In some urban policy and planning circles, there’s also a poor understanding about the cultural and psychological effects that coincide with gentrification—and how they interact with issues like policing. D.C.’s newly released cultural plan, as my colleague Kriston Capps recently wrote, doesn’t dwell much on go-go or recognize the broader structural challenges that are driving it into extinction:

The city merely needs to formally recognize that the rights of longtime black cultural consumers, cultural producers, and cultural spaces outweigh the interests of new residents who move to this high-decibel nightlife strip and then demand that it change.

Policy-wise, a toolbox of solutions to the negative consequences of gentrification does exist—but it needs to be more comprehensive and intersectional. Building and preserving affordable housing needs to go hand in hand with transit equity, public health, cultural preservation, and steps that help rectify historical wrongs. On that last front, a good start is to center voices from communities that have got the short end of the stick. In D.C., Moten and Hopkinson, the go-go scholar, are forging ahead with their plans to elevate black-owned businesses in the district, create a go-go museum, and research the cultural effects of displacement.

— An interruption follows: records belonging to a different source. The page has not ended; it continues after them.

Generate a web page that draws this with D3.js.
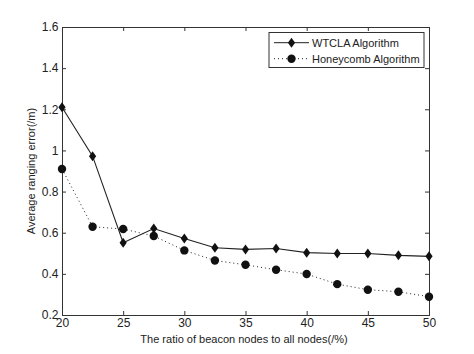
<!DOCTYPE html>
<html>
<head>
<meta charset="utf-8">
<script src="https://cdn.jsdelivr.net/npm/d3@7"></script>
<style>
  body { margin: 0; background: #fff; }
  text { font-family: "Liberation Sans", Arial, sans-serif; fill: #222; }
</style>
</head>
<body>
<div id="container"></div>
<script>
/* DATA */
const ratios = [20, 22.5, 25, 27.5, 30, 32.5, 35, 37.5, 40, 42.5, 45, 47.5, 50]
const wtcla = [1.21, 0.972, 0.551, 0.62, 0.572, 0.527, 0.519, 0.523, 0.503, 0.499, 0.499, 0.49, 0.485]
const honeycomb = [0.91, 0.629, 0.618, 0.584, 0.514, 0.465, 0.444, 0.42, 0.399, 0.35, 0.323, 0.313, 0.289]
const xTicks = [20, 25, 30, 35, 40, 45, 50]
const yTicks = [0.2, 0.4, 0.6, 0.8, 1, 1.2, 1.4, 1.6]
const seriesNames = ["WTCLA Algorithm", "Honeycomb Algorithm"]

/* CONSTANTS */
const width = 474
const height = 354
const margin = { top: 27, bottom: 39, left: 62, right: 45 }

const svg = d3.select("#container")
  .append("svg")
  .attr("width", width)
  .attr("height", height)

/* SCALES */
const xScale = d3.scaleLinear()
  .domain([20, 50])
  .range([margin.left, width - margin.right])

const yScale = d3.scaleLinear()
  .domain([0.2, 1.6])
  .range([height - margin.bottom, margin.top])

const fmt = d => d3.format("~g")(d)

// axes, ticks pointing inward like matlab
svg.append("g")
  .attr("transform", `translate(0,${height - margin.bottom})`)
  .call(d3.axisBottom(xScale).tickValues(xTicks).tickSize(-4).tickPadding(3).tickFormat(fmt))
svg.append("g")
  .attr("transform", `translate(0,${margin.top})`)
  .call(d3.axisTop(xScale).tickValues(xTicks).tickSize(-4).tickFormat(""))
svg.append("g")
  .attr("transform", `translate(${margin.left},0)`)
  .call(d3.axisLeft(yScale).tickValues(yTicks).tickSize(-4).tickPadding(3.5).tickFormat(fmt))
svg.append("g")
  .attr("transform", `translate(${width - margin.right},0)`)
  .call(d3.axisRight(yScale).tickValues(yTicks).tickSize(-4).tickFormat(""))

svg.selectAll(".domain, .tick line").attr("stroke", "#333")
svg.selectAll(".tick text").attr("font-size", 12).attr("fill", "#222")
  .style("font-family", "Liberation Sans, Arial, sans-serif")

// labels
svg.append("text")
  .attr("x", 244)
  .attr("y", 343)
  .attr("text-anchor", "middle")
  .attr("font-size", 11)
  .text("The ratio of beacon nodes to all nodes(/%)")

svg.append("text")
  .attr("transform", `translate(35,${(margin.top + height - margin.bottom) / 2}) rotate(-90)`)
  .attr("text-anchor", "middle")
  .attr("font-size", 11)
  .text("Average ranging error(/m)")

/* LINES */
const line = ys => d3.line()
  .x((d, i) => xScale(ratios[i]))
  .y(d => yScale(d))(ys)

svg.append("path")
  .attr("d", line(wtcla))
  .attr("fill", "none")
  .attr("stroke", "#222")
  .attr("stroke-width", 1.1)

svg.append("path")
  .attr("d", line(honeycomb))
  .attr("fill", "none")
  .attr("stroke", "#222")
  .attr("stroke-width", 1)
  .attr("stroke-dasharray", "1,3")

// markers
const diamond = (x, y) => `M${x},${y - 5}L${x + 3.6},${y}L${x},${y + 5}L${x - 3.6},${y}Z`

svg.selectAll(".dia")
  .data(wtcla)
  .join("path")
  .attr("class", "dia")
  .attr("d", (d, i) => diamond(xScale(ratios[i]), yScale(d)))
  .attr("fill", "#111")

svg.selectAll(".dot")
  .data(honeycomb)
  .join("circle")
  .attr("class", "dot")
  .attr("cx", (d, i) => xScale(ratios[i]))
  .attr("cy", d => yScale(d))
  .attr("r", 4.2)
  .attr("fill", "#111")

/* LEGEND */
const lg = svg.append("g")
lg.append("rect")
  .attr("x", 269).attr("y", 32.5)
  .attr("width", 155).attr("height", 35)
  .attr("fill", "#fff").attr("stroke", "#333")

seriesNames.forEach((name, i) => {
  const y = 42.7 + i * 16
  lg.append("line")
    .attr("x1", 274).attr("x2", 309)
    .attr("y1", y).attr("y2", y)
    .attr("stroke", "#222")
    .attr("stroke-dasharray", i === 0 ? null : "1,3")
  if (i === 0) {
    lg.append("path").attr("d", diamond(291.5, y)).attr("fill", "#111")
  } else {
    lg.append("circle").attr("cx", 291.5).attr("cy", y).attr("r", 4.2).attr("fill", "#111")
  }
  lg.append("text")
    .attr("x", 312).attr("y", y + 4)
    .attr("font-size", 11)
    .text(name)
})
</script>
</body>
</html>
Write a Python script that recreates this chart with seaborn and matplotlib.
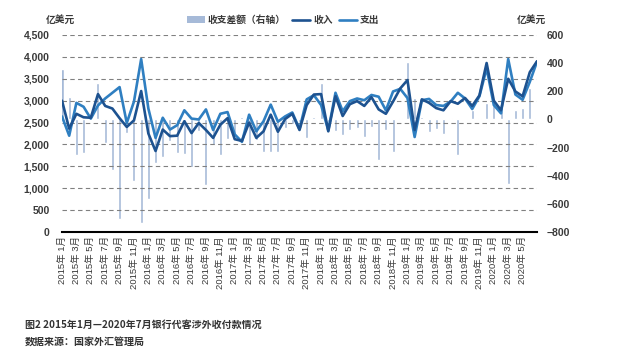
import numpy as np
import pandas as pd
import seaborn as sns
import matplotlib.pyplot as plt
from matplotlib.patches import Patch
from matplotlib.lines import Line2D
from matplotlib.ticker import FuncFormatter
from matplotlib.transforms import ScaledTranslation

# 2015年1月 - 2020年7月，亿美元
income = [3000, 2360, 2700, 2620, 2610, 3150, 2880, 2820, 2600, 2400, 2550, 3220,
          2250, 1850, 2340, 2190, 2200, 2530, 2260, 2490, 2330, 2150, 2450, 2600,
          2120, 2080, 2500, 2150, 2300, 2680, 2290, 2580, 2700, 2330, 2900, 3140,
          3150, 2300, 3100, 2650, 2920, 2990, 2880, 3080, 2800, 2700, 2980, 3280,
          3470, 2330, 3030, 2950, 2830, 2780, 2990, 2930, 3060, 2880, 3120, 3860,
          3000, 2780, 3500, 3210, 3100, 3650, 3900]
expense = [2640, 2200, 2950, 2860, 2590, 2890, 3050, 3180, 3310, 2490, 2980, 3950,
           2820, 2150, 2610, 2340, 2440, 2780, 2590, 2570, 2800, 2330, 2700, 2740,
           2230, 2060, 2680, 2300, 2530, 2910, 2520, 2640, 2730, 2350, 3030, 3125,
           2900, 2320, 3180, 2760, 2990, 3050, 3010, 3130, 3090, 2780, 3210, 3270,
           3060, 2170, 3010, 3040, 2900, 2880, 2980, 3180, 3050, 2810, 3100, 3740,
           2900, 2710, 3950, 3140, 3020, 3430, 3890]
balance = [358, 160, -253, -237, 20, 259, -170, -360, -708, -97, -435, -734,
           -568, -308, -267, -150, -242, -247, -336, -80, -466, -180, -253, -140,
           -110, 20, -182, -146, -230, -230, -230, -60, -30, -20, -134, 15,
           257, -20, -80, -110, -75, -63, -127, -52, -289, -75, -230, 10,
           410, 150, 20, -88, -71, -100, 10, -253, 5, 66, 10, 118,
           100, 66, -459, 66, 78, 222, 10]
tick_labels = ["2015年 1月", "2015年 3月", "2015年 5月", "2015年 7月", "2015年 9月", "2015年 11月",
               "2016年 1月", "2016年 3月", "2016年 5月", "2016年 7月", "2016年 9月", "2016年 11月",
               "2017年 1月", "2017年 3月", "2017年 5月", "2017年 7月", "2017年 9月", "2017年 11月",
               "2018年 1月", "2018年 3月", "2018年 5月", "2018年 7月", "2018年 9月", "2018年 11月",
               "2019年 1月", "2019年 3月", "2019年 5月", "2019年 7月", "2019年 9月", "2019年 11月",
               "2020年 1月", "2020年 3月", "2020年 5月"]

c_in = "#1d5290"
c_out = "#2f7fc1"
c_bar = "#a6bad8"
txt = "#3a3a3a"

sns.set_style("white")
plt.rcParams['font.family'] = ['Liberation Sans', 'Noto Sans CJK SC']

df = pd.DataFrame({"月": np.arange(len(income)), "收入": income,
                   "支出": expense, "收支差额": balance})

fig = plt.figure(figsize=(6.17, 3.57), dpi=100)
ax = fig.add_axes([62/617, 1-232/357, 475/617, 197/357])
ax2 = ax.twinx()

# bars on the right axis, drawn behind the lines
sns.barplot(data=df, x="月", y="收支差额", ax=ax2, native_scale=True, color=c_bar,
            saturation=1, width=0.42, errorbar=None)
sns.lineplot(data=df, x="月", y="支出", ax=ax, color=c_out, linewidth=1.9)
sns.lineplot(data=df, x="月", y="收入", ax=ax, color=c_in, linewidth=1.9)
ax.set_zorder(ax2.get_zorder() + 1)
ax.patch.set_visible(False)

ax.set_xlim(0, len(income) - 1)
ax.set_ylim(0, 4500)
ax2.set_ylim(-800, 600)
ax.set_yticks(np.arange(0, 4501, 500))
ax2.set_yticks(np.arange(-800, 601, 200))
ax.yaxis.set_major_formatter(FuncFormatter(lambda v, p: f"{v:,.0f}"))
ax2.yaxis.set_major_formatter(FuncFormatter(lambda v, p: f"{v:.0f}".replace("-", "−")))
ax.set_xticks(np.arange(len(tick_labels)) * 2)
ax.set_xticklabels(tick_labels, rotation=90, fontsize=6.8, color=txt)
for lab in ax.get_xticklabels():
    lab.set_transform(lab.get_transform() + ScaledTranslation(4/100, 0, fig.dpi_scale_trans))

ax.yaxis.grid(True, linestyle=(0, (4, 3)), color="#808080", linewidth=0.8)
ax.xaxis.grid(False)
for a in (ax, ax2):
    for s in a.spines.values():
        s.set_visible(False)
ax.spines["bottom"].set_visible(True)
ax.spines["bottom"].set_color("black")
ax.spines["bottom"].set_linewidth(1.5)

ax.tick_params(axis="y", length=0, pad=9, labelsize=7.5, labelcolor=txt)
ax2.tick_params(axis="y", length=0, pad=7, labelsize=7.5, labelcolor=txt)
ax.tick_params(axis="x", length=0, pad=3)
for lab in ax.get_yticklabels() + ax2.get_yticklabels():
    lab.set_fontweight("bold")
ax.set_xlabel("")
ax.set_ylabel("")
ax2.set_ylabel("")

fig.text(60/617, 1-20/357, "亿美元", ha="center", va="center", fontsize=7,
         color=txt, fontweight="bold")
fig.text(531/617, 1-20/357, "亿美元", ha="center", va="center", fontsize=7,
         color=txt, fontweight="bold")

handles = [Patch(facecolor=c_bar, edgecolor="none"),
           Line2D([], [], color=c_in, linewidth=1.9),
           Line2D([], [], color=c_out, linewidth=1.9)]
fig.legend(handles, ["收支差额（右轴）", "收入", "支出"], loc="center",
           bbox_to_anchor=(283/617, 1-20/357), ncol=3, frameon=False,
           prop={"size": 7, "weight": "bold"},
           handlelength=1.9, handleheight=0.6, handletextpad=0.3, columnspacing=0.6,
           labelcolor=txt)

fig.text(25/617, 1-325/357, "图2 2015年1月—2020年7月银行代客涉外收付款情况", ha="left",
         va="center", fontsize=7.2, color="#333333", fontweight="bold",
         family=["Noto Sans CJK SC"])
fig.text(25/617, 1-342/357, "数据来源：国家外汇管理局", ha="left", va="center",
         fontsize=7.2, color="#333333", fontweight="bold", family=["Noto Sans CJK SC"])

fig.savefig("out.png", dpi=100)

“To me, the movement is huger than this one location,” Moten told local radio host Angie Ange, citing a long list of now-vanished D.C. music venues that didn’t survive in the city’s glitzy new era.And down in Anacostia, our businesses are fighting to stay alive—they’re being bought out. This is about people coming together to do the right thing about the D.C. citizens and new citizens who come here.”

The move, for the rest of us, is to listen.